Os documentos, muitos deles salvos "in extremis" de irem para o lixo, exibem os vestígios desses terrenos, nomeadamente o antigo "campo das marinhas", onde, muitos anos depois, foi construída a doca 1 do porto de Leixões. "Apesar dos altos e baixos da produção, em finais do século XIX, ainda se produzia sal no concelho. Não é por acaso que existe a Rua das Salinas, em Perafita", assinalou Joel Cleto.

Nesta aula viva de História local, a investigadora Patrícia Costa desvendou aspectos do cultivo de sal nas propriedades do republicano Brito e Cunha, e Fernando Rocha, vereador da Cultura da Câmara de Matosinhos, prometeu incentivar a divulgação do património local. "A investigação histórica amplia o nosso conhecimento", considerou o autarca.

Contas feitas, resta dizer que a extracção do sal não é só sinónimo de riqueza.
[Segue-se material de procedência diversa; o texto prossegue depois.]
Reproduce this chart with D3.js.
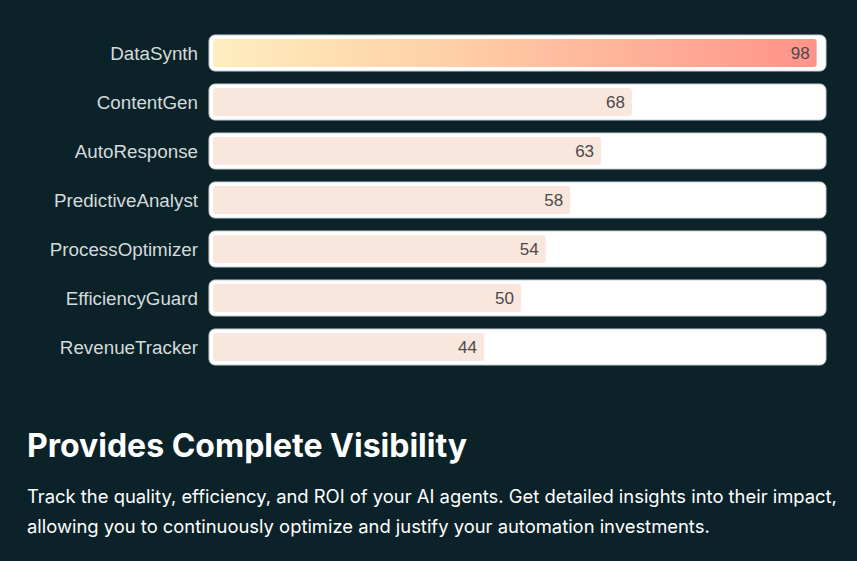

Também pode ser um fonte de sabedoria e cultura.

Um comentário:

Anônimo disse...

Republicano(!) Brito e Cunha? Mas que grande confusão que vai nalgumas cabecinhas... Todos os Brito e Cunha até ao século XX que foram Senhores da Casa do Ribeirinho (e portanto das terras junto ao Leça) foram Cavaleiros Fidalgos da Casa Real, alguns até do Conselho de Sua Majestade Fidelíssima! Liberais, sim, mas isso era sinónimo de ser a favor de uma monarquia constitucional em vez de uma monarquia absoluta.